> [WHAT YOU ARE ASKED TO DO]: Output the lines from the top of the entries below to the line with "g.grid_line_width = 1", both included, exactly and without pictures.

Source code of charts
□ □ □ □ □

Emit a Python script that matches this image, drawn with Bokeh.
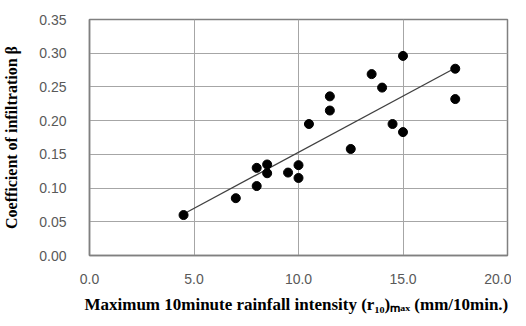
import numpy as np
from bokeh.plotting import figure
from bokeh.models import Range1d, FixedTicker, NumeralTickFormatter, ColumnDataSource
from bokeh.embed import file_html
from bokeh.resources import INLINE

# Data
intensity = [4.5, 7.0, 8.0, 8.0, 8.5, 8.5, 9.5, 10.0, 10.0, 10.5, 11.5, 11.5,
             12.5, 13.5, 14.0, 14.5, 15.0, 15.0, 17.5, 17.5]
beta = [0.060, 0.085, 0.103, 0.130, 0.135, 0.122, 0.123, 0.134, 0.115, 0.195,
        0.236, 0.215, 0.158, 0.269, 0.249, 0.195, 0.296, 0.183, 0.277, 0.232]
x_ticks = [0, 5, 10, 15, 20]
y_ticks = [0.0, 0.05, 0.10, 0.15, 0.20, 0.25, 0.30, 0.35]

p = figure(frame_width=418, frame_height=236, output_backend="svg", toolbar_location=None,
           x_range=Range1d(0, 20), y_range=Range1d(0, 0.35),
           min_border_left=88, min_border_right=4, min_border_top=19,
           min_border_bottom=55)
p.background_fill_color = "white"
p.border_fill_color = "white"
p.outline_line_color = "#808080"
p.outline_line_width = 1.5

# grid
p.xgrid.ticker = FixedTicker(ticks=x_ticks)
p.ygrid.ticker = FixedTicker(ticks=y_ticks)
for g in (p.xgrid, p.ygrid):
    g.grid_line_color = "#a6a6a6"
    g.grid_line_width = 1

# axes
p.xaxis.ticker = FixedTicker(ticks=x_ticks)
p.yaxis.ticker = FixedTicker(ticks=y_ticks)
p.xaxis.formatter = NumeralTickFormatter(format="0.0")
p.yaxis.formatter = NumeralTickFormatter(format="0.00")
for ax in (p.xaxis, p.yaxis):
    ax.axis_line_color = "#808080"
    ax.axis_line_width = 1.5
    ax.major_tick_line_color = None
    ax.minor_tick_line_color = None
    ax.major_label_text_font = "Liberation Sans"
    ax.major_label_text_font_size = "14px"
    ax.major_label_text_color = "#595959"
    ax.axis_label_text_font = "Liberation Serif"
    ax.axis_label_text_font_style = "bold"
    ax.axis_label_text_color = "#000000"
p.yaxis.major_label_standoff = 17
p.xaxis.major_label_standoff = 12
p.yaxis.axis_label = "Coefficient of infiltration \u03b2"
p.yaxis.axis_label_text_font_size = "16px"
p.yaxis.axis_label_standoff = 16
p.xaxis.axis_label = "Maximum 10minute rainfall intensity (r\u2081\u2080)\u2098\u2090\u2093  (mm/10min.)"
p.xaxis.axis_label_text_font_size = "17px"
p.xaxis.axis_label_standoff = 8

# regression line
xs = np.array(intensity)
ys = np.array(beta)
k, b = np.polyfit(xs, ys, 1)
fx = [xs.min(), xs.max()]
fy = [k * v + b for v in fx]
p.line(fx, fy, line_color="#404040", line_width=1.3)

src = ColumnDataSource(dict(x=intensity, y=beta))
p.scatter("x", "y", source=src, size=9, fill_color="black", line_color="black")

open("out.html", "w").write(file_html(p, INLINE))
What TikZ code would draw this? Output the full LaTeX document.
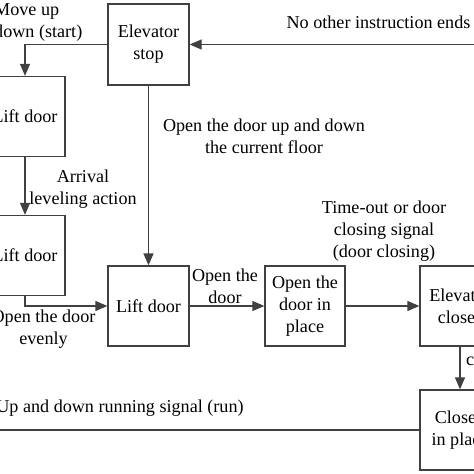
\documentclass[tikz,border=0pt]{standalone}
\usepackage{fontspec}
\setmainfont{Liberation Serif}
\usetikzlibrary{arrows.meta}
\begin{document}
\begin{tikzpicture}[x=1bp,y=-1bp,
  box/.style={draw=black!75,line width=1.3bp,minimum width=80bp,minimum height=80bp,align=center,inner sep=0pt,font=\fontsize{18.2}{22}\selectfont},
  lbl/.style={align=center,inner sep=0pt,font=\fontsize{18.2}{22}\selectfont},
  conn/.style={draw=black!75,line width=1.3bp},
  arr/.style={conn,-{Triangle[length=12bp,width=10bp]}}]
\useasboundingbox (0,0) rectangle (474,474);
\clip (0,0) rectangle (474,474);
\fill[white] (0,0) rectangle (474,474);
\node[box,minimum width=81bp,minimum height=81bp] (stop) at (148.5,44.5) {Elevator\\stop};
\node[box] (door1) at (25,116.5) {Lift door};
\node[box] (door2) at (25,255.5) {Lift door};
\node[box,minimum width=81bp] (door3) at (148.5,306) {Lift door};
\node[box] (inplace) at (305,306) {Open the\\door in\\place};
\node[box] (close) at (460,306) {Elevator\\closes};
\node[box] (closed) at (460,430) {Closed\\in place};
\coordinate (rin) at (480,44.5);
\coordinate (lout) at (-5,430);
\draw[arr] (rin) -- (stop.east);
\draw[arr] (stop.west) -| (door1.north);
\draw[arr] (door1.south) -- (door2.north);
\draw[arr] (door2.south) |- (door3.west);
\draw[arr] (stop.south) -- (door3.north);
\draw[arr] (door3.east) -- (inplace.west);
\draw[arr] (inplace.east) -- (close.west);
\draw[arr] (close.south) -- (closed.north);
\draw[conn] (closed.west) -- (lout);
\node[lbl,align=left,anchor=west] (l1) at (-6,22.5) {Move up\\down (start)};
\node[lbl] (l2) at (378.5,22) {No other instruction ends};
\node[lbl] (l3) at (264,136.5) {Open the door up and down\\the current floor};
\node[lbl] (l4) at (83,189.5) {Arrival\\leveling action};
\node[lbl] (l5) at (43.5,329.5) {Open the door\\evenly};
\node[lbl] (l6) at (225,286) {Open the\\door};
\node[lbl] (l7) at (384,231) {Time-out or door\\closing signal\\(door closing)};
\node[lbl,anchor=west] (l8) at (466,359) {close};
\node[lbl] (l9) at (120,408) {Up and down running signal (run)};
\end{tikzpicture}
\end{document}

□ □ □ □ □

> [OUTPUT OF THE TASK]:
Emit a Python script that matches this image, drawn with Bokeh.
import numpy as np
from bokeh.plotting import figure
from bokeh.models import Range1d, FixedTicker, NumeralTickFormatter, ColumnDataSource
from bokeh.embed import file_html
from bokeh.resources import INLINE

# Data
intensity = [4.5, 7.0, 8.0, 8.0, 8.5, 8.5, 9.5, 10.0, 10.0, 10.5, 11.5, 11.5,
             12.5, 13.5, 14.0, 14.5, 15.0, 15.0, 17.5, 17.5]
beta = [0.060, 0.085, 0.103, 0.130, 0.135, 0.122, 0.123, 0.134, 0.115, 0.195,
        0.236, 0.215, 0.158, 0.269, 0.249, 0.195, 0.296, 0.183, 0.277, 0.232]
x_ticks = [0, 5, 10, 15, 20]
y_ticks = [0.0, 0.05, 0.10, 0.15, 0.20, 0.25, 0.30, 0.35]

p = figure(frame_width=418, frame_height=236, output_backend="svg", toolbar_location=None,
           x_range=Range1d(0, 20), y_range=Range1d(0, 0.35),
           min_border_left=88, min_border_right=4, min_border_top=19,
           min_border_bottom=55)
p.background_fill_color = "white"
p.border_fill_color = "white"
p.outline_line_color = "#808080"
p.outline_line_width = 1.5

# grid
p.xgrid.ticker = FixedTicker(ticks=x_ticks)
p.ygrid.ticker = FixedTicker(ticks=y_ticks)
for g in (p.xgrid, p.ygrid):
    g.grid_line_color = "#a6a6a6"
    g.grid_line_width = 1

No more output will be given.